Tuesday, December 29, 2015

The Planet 7.2

7.2 Spirits hunt

I crouched down to feel the flooring. It was unheard of but that was the ghastly thing I did. Well, I stop at having to sniff it. That will placed me in peer with the canines; a sarcastic or was it vile comparison. Well, the darn flooring was clean. Not a speck of dust but I traced a faint trail of plasma and platelets. It was blood from the organic. I switched the view on my goggles and saw where it went.

The Corsairs were there and then moved.

But how? Spirits don’t cart away bodies.

Only a physical being could do that.

Was the dust a physical being?

I leveled my rifle and then cautiously proceed along the corridor. I moved with the trail of blood as my guide. I tried to communicate with the others but there was only static. We were jammed was the pondering question but I had no answers then.

It was my mistake then. I should have waited for the answer. I ran on without looking back. In our recon basic training, the instructor tells one basic rule on recon tactics; “If it was there, and then it went missing, then it must still there but the question where? Since it’s not ground level, then check around you. Or above you.”

I did not check above me. When I looked up, I saw the mass of dusts there; layered to the ceiling. It must have moved there from the flooring. It had formed into a layer of dust coating that was glued to the ceiling. I took up my pace. When I ran past it literally rained from the ceiling but behind me. I sneaked a back view of it. It had formed into a form that resembled one of us with the four limbs but its upper limbs ended in a blade formation. The foot long blade was slashing from right and left as if it was fighting a foe. I grabbed a pencil explosive and armed it. I tossed it behind me when I turned the corner. The explosion went off but I was on the other adjacent corridor. I felt the vibrations of the blast but I was not stopping to check the damage. I did not need my instinct to tell me that dust had resumed the chase. I leveled the rifle in reverse over my left shoulder while pulling the trigger. I was firing blind but it may hand been a respite for me from the dust. I heard the click on the rifle and tossed it. I kept on running and took every turning I could find. Finally exhaustion overtook me.  I slumped against the wall and then leaned on the wall. It was then I took a glance for my foe.

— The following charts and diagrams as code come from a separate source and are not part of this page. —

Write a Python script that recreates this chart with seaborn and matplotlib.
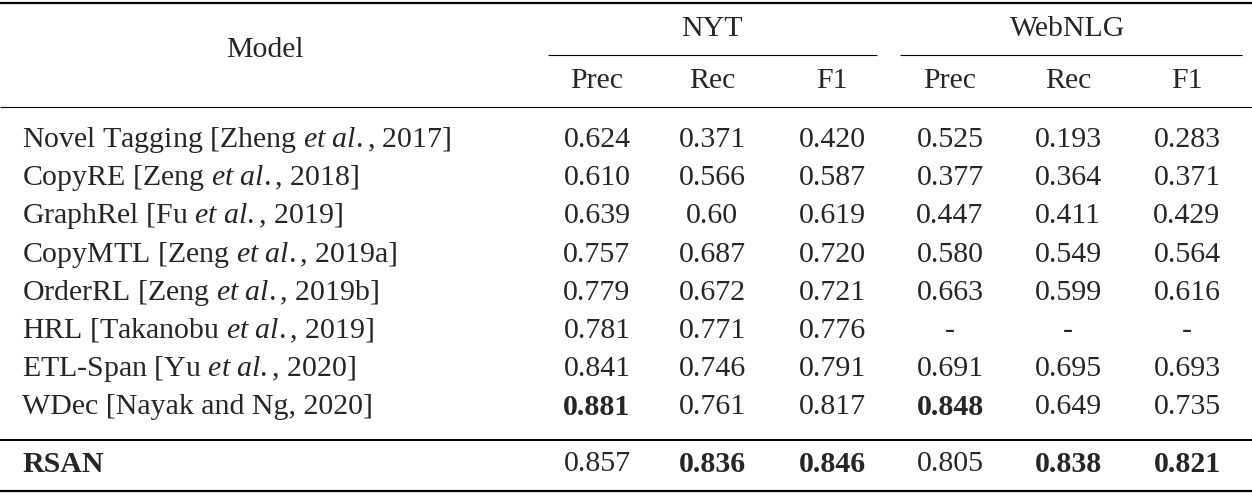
import matplotlib
matplotlib.use("Agg")
import matplotlib.pyplot as plt
import seaborn as sns

sns.set_theme(style="white")
plt.rcParams['font.family'] = ['Liberation Serif', 'DejaVu Serif']
plt.rcParams['mathtext.fontset'] = 'custom'
plt.rcParams['mathtext.rm'] = 'Liberation Serif'
plt.rcParams['mathtext.it'] = 'Liberation Serif:italic'
plt.rcParams['mathtext.bf'] = 'Liberation Serif:bold'

models = [
    r"Novel Tagging [Zheng $\mathit{et\ al.}$, 2017]",
    r"CopyRE [Zeng $\mathit{et\ al.}$, 2018]",
    r"GraphRel [Fu $\mathit{et\ al.}$, 2019]",
    r"CopyMTL [Zeng $\mathit{et\ al.}$, 2019a]",
    r"OrderRL [Zeng $\mathit{et\ al.}$, 2019b]",
    r"HRL [Takanobu $\mathit{et\ al.}$, 2019]",
    r"ETL-Span [Yu $\mathit{et\ al.}$, 2020]",
    r"WDec [Nayak and Ng, 2020]",
]
nyt_prec = ["0.624", "0.610", "0.639", "0.757", "0.779", "0.781", "0.841", "0.881"]
nyt_rec = ["0.371", "0.566", "0.60", "0.687", "0.672", "0.771", "0.746", "0.761"]
nyt_f1 = ["0.420", "0.587", "0.619", "0.720", "0.721", "0.776", "0.791", "0.817"]
web_prec = ["0.525", "0.377", "0.447", "0.580", "0.663", "-", "0.691", "0.848"]
web_rec = ["0.193", "0.364", "0.411", "0.549", "0.599", "-", "0.695", "0.649"]
web_f1 = ["0.283", "0.371", "0.429", "0.564", "0.616", "-", "0.693", "0.735"]
rsan = ["0.857", "0.836", "0.846", "0.805", "0.838", "0.821"]
rsan_bold = [False, True, True, False, True, True]
# bold cells in the baseline rows: (row, col)
bold_cells = {(7, 0), (7, 3)}
sub_headers = ["Prec", "Rec", "F1", "Prec", "Rec", "F1"]

fig = plt.figure(figsize=(12.52, 4.95), dpi=100)
ax = fig.add_axes([0, 0, 1, 1])
ax.set_xlim(0, 1252)
ax.set_ylim(495, 0)
ax.axis('off')

fs = 21.5
col_x = [597, 712, 832, 950, 1068, 1187]
ax.text(265, 50, "Model", fontsize=fs, ha='center', va='center')
ax.text(712, 29, "NYT", fontsize=fs, ha='center', va='center')
ax.text(1068, 29, "WebNLG", fontsize=fs, ha='center', va='center')
for x, h in zip(col_x, sub_headers):
    ax.text(x, 81, h, fontsize=fs, ha='center', va='center')

cols = [nyt_prec, nyt_rec, nyt_f1, web_prec, web_rec, web_f1]
for i, m in enumerate(models):
    y = 140 + i * 38.2
    ax.text(22, y, m, fontsize=fs, ha='left', va='center')
    for j, c in enumerate(cols):
        ax.text(col_x[j], y, c[i], fontsize=fs, ha='center', va='center',
                fontweight='bold' if (i, j) in bold_cells else 'normal')
ax.text(22, 464, "RSAN", fontsize=fs, ha='left', va='center', fontweight='bold')
for j, v in enumerate(rsan):
    ax.text(col_x[j], 464, v, fontsize=fs, ha='center', va='center',
            fontweight='bold' if rsan_bold[j] else 'normal')

ax.hlines(3, 0, 1252, color='black', lw=1.6)
ax.hlines(55, 548, 877, color='black', lw=0.8)
ax.hlines(55, 900, 1242, color='black', lw=0.8)
ax.hlines(107, 0, 1252, color='black', lw=0.8)
ax.hlines(440, 0, 1252, color='black', lw=1.4)
ax.hlines(491, 0, 1252, color='black', lw=1.6)

fig.savefig("out.png", dpi=100)
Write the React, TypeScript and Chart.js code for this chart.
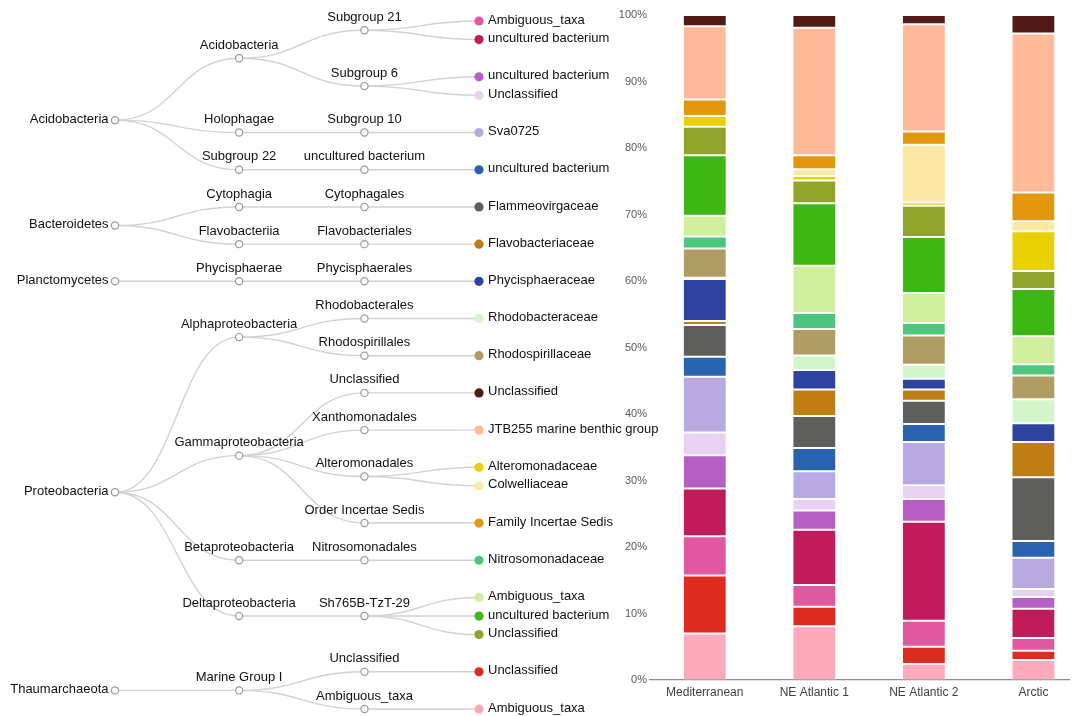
import React, { useEffect, useRef } from "react";
import { Chart, registerables } from "chart.js";

Chart.register(...registerables);

// Sampling sites (bar categories)
const sites = ["Mediterranean", "NE Atlantic 1", "NE Atlantic 2", "Arctic"];

// Taxonomic paths: phylum / class / order / family (tree order, top to bottom)
const taxonPaths: string[][] = [
  ["Acidobacteria", "Acidobacteria", "Subgroup 21", "Ambiguous_taxa"],
  ["Acidobacteria", "Acidobacteria", "Subgroup 21", "uncultured bacterium"],
  ["Acidobacteria", "Acidobacteria", "Subgroup 6", "uncultured bacterium"],
  ["Acidobacteria", "Acidobacteria", "Subgroup 6", "Unclassified"],
  ["Acidobacteria", "Holophagae", "Subgroup 10", "Sva0725"],
  ["Acidobacteria", "Subgroup 22", "uncultured bacterium", "uncultured bacterium"],
  ["Bacteroidetes", "Cytophagia", "Cytophagales", "Flammeovirgaceae"],
  ["Bacteroidetes", "Flavobacteriia", "Flavobacteriales", "Flavobacteriaceae"],
  ["Planctomycetes", "Phycisphaerae", "Phycisphaerales", "Phycisphaeraceae"],
  ["Proteobacteria", "Alphaproteobacteria", "Rhodobacterales", "Rhodobacteraceae"],
  ["Proteobacteria", "Alphaproteobacteria", "Rhodospirillales", "Rhodospirillaceae"],
  ["Proteobacteria", "Gammaproteobacteria", "Unclassified", "Unclassified"],
  ["Proteobacteria", "Gammaproteobacteria", "Xanthomonadales", "JTB255 marine benthic group"],
  ["Proteobacteria", "Gammaproteobacteria", "Alteromonadales", "Alteromonadaceae"],
  ["Proteobacteria", "Gammaproteobacteria", "Alteromonadales", "Colwelliaceae"],
  ["Proteobacteria", "Gammaproteobacteria", "Order Incertae Sedis", "Family Incertae Sedis"],
  ["Proteobacteria", "Betaproteobacteria", "Nitrosomonadales", "Nitrosomonadaceae"],
  ["Proteobacteria", "Deltaproteobacteria", "Sh765B-TzT-29", "Ambiguous_taxa"],
  ["Proteobacteria", "Deltaproteobacteria", "Sh765B-TzT-29", "uncultured bacterium"],
  ["Proteobacteria", "Deltaproteobacteria", "Sh765B-TzT-29", "Unclassified"],
  ["Thaumarchaeota", "Marine Group I", "Unclassified", "Unclassified"],
  ["Thaumarchaeota", "Marine Group I", "Ambiguous_taxa", "Ambiguous_taxa"],
];

const taxonColors = [
  "#E157A0", "#C01C5C", "#B65EC4", "#E8D2F4", "#B7AAE3", "#2A63AD",
  "#5E5E5C", "#BF7E13", "#2E43A0", "#D2F5CA", "#B09D63", "#521A17",
  "#FFBA9A", "#E8D100", "#FDE8A3", "#E3970C", "#4CC67C", "#CFEF9D",
  "#3CB714", "#90A42A", "#DE2B1F", "#FFA9BC",
];

// Stacking order of the bars, bottom to top (indices into taxonPaths)
const stackOrder = [21, 20, 0, 1, 2, 3, 4, 5, 6, 7, 8, 9, 10, 16, 17, 18, 19, 13, 14, 15, 12, 11];

// Relative abundance (%) per site, listed in stackOrder
const mediterranean = [7.0, 8.7, 5.9, 7.2, 5.0, 3.4, 8.4, 3.0, 4.8, 0.6, 6.3, 0.2, 4.4, 1.8, 3.1, 9.1, 4.3, 1.6, 0.0, 2.5, 11.0, 1.7];
const neAtlantic1 = [8.1, 2.9, 3.3, 8.3, 2.9, 1.7, 4.2, 3.5, 4.8, 4.0, 2.9, 2.2, 4.0, 2.4, 7.1, 9.4, 3.4, 0.7, 1.0, 2.1, 19.2, 1.9];
const neAtlantic2 = [2.4, 2.6, 3.9, 14.9, 3.4, 2.1, 6.5, 2.7, 3.5, 1.7, 1.6, 2.1, 4.4, 1.9, 4.5, 8.4, 4.7, 0.5, 8.7, 2.0, 16.1, 1.4];
const arctic = [3.0, 1.4, 1.9, 4.4, 1.8, 1.2, 4.7, 2.5, 9.6, 5.3, 2.8, 3.6, 3.6, 1.7, 4.2, 7.1, 2.7, 6.0, 1.5, 4.3, 23.9, 2.8];
const siteSeries = [mediterranean, neAtlantic1, neAtlantic2, arctic];

// Y axis tick values (%)
const percentTicks = [0, 10, 20, 30, 40, 50, 60, 70, 80, 90, 100];

// Horizontal column of each tree depth (phylum, class, order, family)
const columnX = [0, 1.023, 2.056, 3];

type TNode = {
  name: string;
  depth: number;
  children: TNode[];
  y: number;
  parent?: TNode;
  leafIndex?: number;
};

function buildTree() {
  const roots: TNode[] = [];
  const all: TNode[] = [];
  const byKey = new Map<string, TNode>();
  const leaves: TNode[] = [];
  taxonPaths.forEach((path, li) => {
    let siblings = roots;
    let parent: TNode | undefined;
    path.forEach((name, d) => {
      const key = path.slice(0, d + 1).join("|");
      let node = byKey.get(key);
      if (!node) {
        node = { name, depth: d, children: [], y: 0, parent };
        byKey.set(key, node);
        siblings.push(node);
        all.push(node);
      }
      parent = node;
      siblings = node.children;
    });
    parent!.leafIndex = li;
    leaves.push(parent!);
  });
  // cluster layout: siblings one slot apart, cousins two slots apart
  let slot = 0;
  leaves.forEach((leaf, i) => {
    if (i > 0) slot += leaf.parent === leaves[i - 1].parent ? 1 : 2;
    leaf.y = slot;
  });
  const place = (n: TNode): number => {
    if (n.children.length === 0) return n.y;
    const ys = n.children.map(place);
    n.y = ys.reduce((a, b) => a + b, 0) / ys.length;
    return n.y;
  };
  roots.forEach(place);
  return { roots, all, leaves, maxSlot: slot };
}

const FONT = "13px 'Liberation Sans', Arial, sans-serif";

function TreeChart() {
  const ref = useRef<HTMLCanvasElement>(null);
  useEffect(() => {
    const { all, leaves, maxSlot } = buildTree();
    const internal = all.filter((n) => n.children.length > 0);

    const treePlugin = {
      id: "taxonTree",
      beforeDatasetsDraw(chart: any) {
        const { ctx, scales } = chart;
        const sx = scales.x;
        const sy = scales.y;
        ctx.save();
        ctx.strokeStyle = "#d2d2d2";
        ctx.lineWidth = 1.4;
        internal.forEach((n) => {
          const x0 = sx.getPixelForValue(columnX[n.depth]);
          const y0 = sy.getPixelForValue(n.y);
          n.children.forEach((c) => {
            const x1 = sx.getPixelForValue(columnX[c.depth]);
            const y1 = sy.getPixelForValue(c.y);
            const mx = (x0 + x1) / 2;
            ctx.beginPath();
            ctx.moveTo(x0, y0);
            ctx.bezierCurveTo(mx, y0, mx, y1, x1, y1);
            ctx.stroke();
          });
        });
        ctx.restore();
      },
      afterDatasetsDraw(chart: any) {
        const { ctx, scales } = chart;
        const sx = scales.x;
        const sy = scales.y;
        ctx.save();
        ctx.font = FONT;
        ctx.fillStyle = "#111";
        all.forEach((n) => {
          const px = sx.getPixelForValue(columnX[n.depth]);
          const py = sy.getPixelForValue(n.y);
          if (n.depth === 0) {
            ctx.textAlign = "right";
            ctx.textBaseline = "middle";
            ctx.fillText(n.name, px - 6.5, py - 1);
          } else if (n.children.length > 0) {
            ctx.textAlign = "center";
            ctx.textBaseline = "middle";
            ctx.fillText(n.name, px, py - 13);
          } else {
            ctx.textAlign = "left";
            ctx.textBaseline = "middle";
            ctx.fillText(n.name, px + 9, py - 1);
          }
        });
        ctx.restore();
      },
    };

    const chart = new Chart(ref.current!, {
      type: "scatter",
      data: {
        datasets: [
          {
            data: internal.map((n) => ({ x: columnX[n.depth], y: n.y })),
            pointRadius: 3.6,
            pointBackgroundColor: "#ffffff",
            pointBorderColor: "#9a9a9a",
            pointBorderWidth: 1.2,
            clip: false as any,
          },
          {
            data: leaves.map((n) => ({ x: columnX[n.depth], y: n.y })),
            pointRadius: 4.6,
            pointBackgroundColor: leaves.map((n) => taxonColors[n.leafIndex!]),
            pointBorderWidth: 0,
            clip: false as any,
          },
        ],
      },
      options: {
        animation: false,
        responsive: false,
        events: [],
        layout: { padding: { left: 115, right: 181, top: 21, bottom: 7 } },
        plugins: { legend: { display: false }, tooltip: { enabled: false } },
        scales: {
          x: { type: "linear", min: 0, max: columnX[3], display: false },
          y: { type: "linear", min: 0, max: maxSlot, reverse: true, display: false },
        },
      },
      plugins: [treePlugin],
    });
    return () => chart.destroy();
  }, []);
  return (
    <canvas
      ref={ref}
      width={660}
      height={716}
      style={{ position: "absolute", left: 0, top: 0 }}
    />
  );
}

function AbundanceChart() {
  const ref = useRef<HTMLCanvasElement>(null);
  useEffect(() => {
    const datasets = stackOrder.map((ti, k) => ({
      label: taxonPaths[ti][3],
      data: siteSeries.map((s, i) => ({ x: i, y: s[k] })),
      backgroundColor: taxonColors[ti],
      borderColor: "rgba(255,255,255,0.22)",
      borderWidth: 1,
      borderSkipped: false as any,
      barPercentage: 0.5,
      categoryPercentage: 0.8,
    }));
    const chart = new Chart(ref.current!, {
      type: "bar",
      data: { datasets },
      options: {
        animation: false,
        responsive: false,
        events: [],
        layout: { padding: { left: 0, right: 9, top: 15, bottom: 0 } },
        plugins: { legend: { display: false }, tooltip: { enabled: false } },
        scales: {
          x: {
            type: "linear",
            stacked: true,
            offset: false,
            min: -0.5,
            max: sites.length - 0.675,
            grid: { display: false, drawTicks: false },
            border: { display: true, color: "#8c8c8c", width: 1.2 },
            afterBuildTicks: (axis: any) => {
              axis.ticks = sites.map((_, i) => ({ value: i }));
            },
            afterFit: (axis: any) => {
              axis.height = 36;
            },
            ticks: {
              autoSkip: false,
              maxRotation: 0,
              padding: 5,
              color: "#404040",
              font: { family: "'Liberation Sans', Arial, sans-serif", size: 12 },
              callback: (v: any) => sites[v] ?? "",
            },
          },
          y: {
            type: "linear",
            stacked: true,
            min: 0,
            max: 100,
            grid: { display: false, drawTicks: false },
            border: { display: false },
            afterBuildTicks: (axis: any) => {
              axis.ticks = percentTicks.map((v) => ({ value: v }));
            },
            afterFit: (axis: any) => {
              axis.width = 50;
            },
            ticks: {
              padding: 3,
              color: "#595959",
              font: { family: "'Liberation Sans', Arial, sans-serif", size: 11 },
              callback: (v: any) => v + "%",
            },
          },
        },
      },
    });
    return () => chart.destroy();
  }, []);
  return (
    <canvas
      ref={ref}
      width={478}
      height={716}
      style={{ position: "absolute", left: 600, top: 0 }}
    />
  );
}

export default function App() {
  return (
    <div
      style={{
        position: "absolute",
        left: 0,
        top: 0,
        width: 1078,
        height: 716,
        background: "#ffffff",
        overflow: "hidden",
      }}
    >
      <TreeChart />
      <AbundanceChart />
    </div>
  );
}
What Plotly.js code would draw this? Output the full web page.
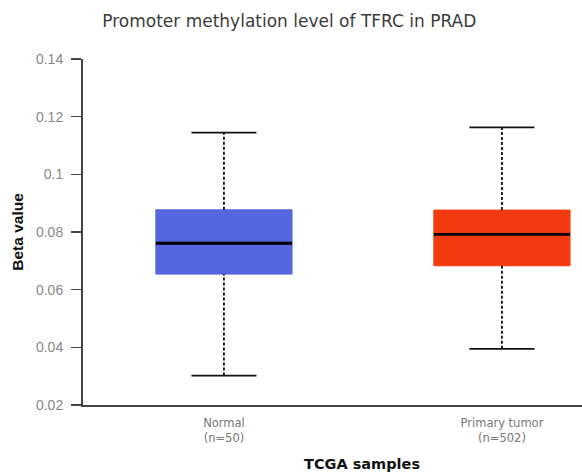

Fool hardy perhaps. I guess I wanted to see them before I lose my head.

I was surprised not to see any dust on those corridors. It seems to have cleared off.

Well, I was wrong.

Suddenly it was in front of me. It had formed a wall of dust that blocked the corridor behind me.

“Damn!” I grabbed two pencil explosives to arm before tossing it. I then crouched down for the blast. It went off and the vibration blew me away. I guess my construct parts took the major blunt of it. I did suffer some shards of metals that were embedded into me but I was alive. The explosion also blew a hole in the wall next to us.

So much for the years of training in battle tactics. I was aiming the explosive towards the wall of dust and blew the space next to it. My instructors will peeve if they were there.

Or what Duggan will say; if you can’t toss it then canned it up your butt. Don’t waste my explosives.

No time to dwell on the mistake. I ran past the open hole and found myself in a cold room. It was huge. I wondered why they needing such a big cold room for but I was past reasoning for every event. In the cold room were rows of shelving that were lined up there. Every shelf was filled with some containers and was individually marked. I ran past the shelves for fear of the dust on the shelves before it could form into any blade; or I was just lucky to miss it any that was there.
I ran forward with my hands over the head. I took the turnings on cue on the shelves while sweeping the dust off my sleeves or head gear. I did not stop until I saw the closed doorway. I reached it and grabbed the handle. I pried it open and then rushed in. I slammed the door shut behind me before I took my deep breath. I care not what I was breathing but it was refreshing.

And damned it was freezing there.

It was then I noticed the dusts were falling off my body like droplets of rain.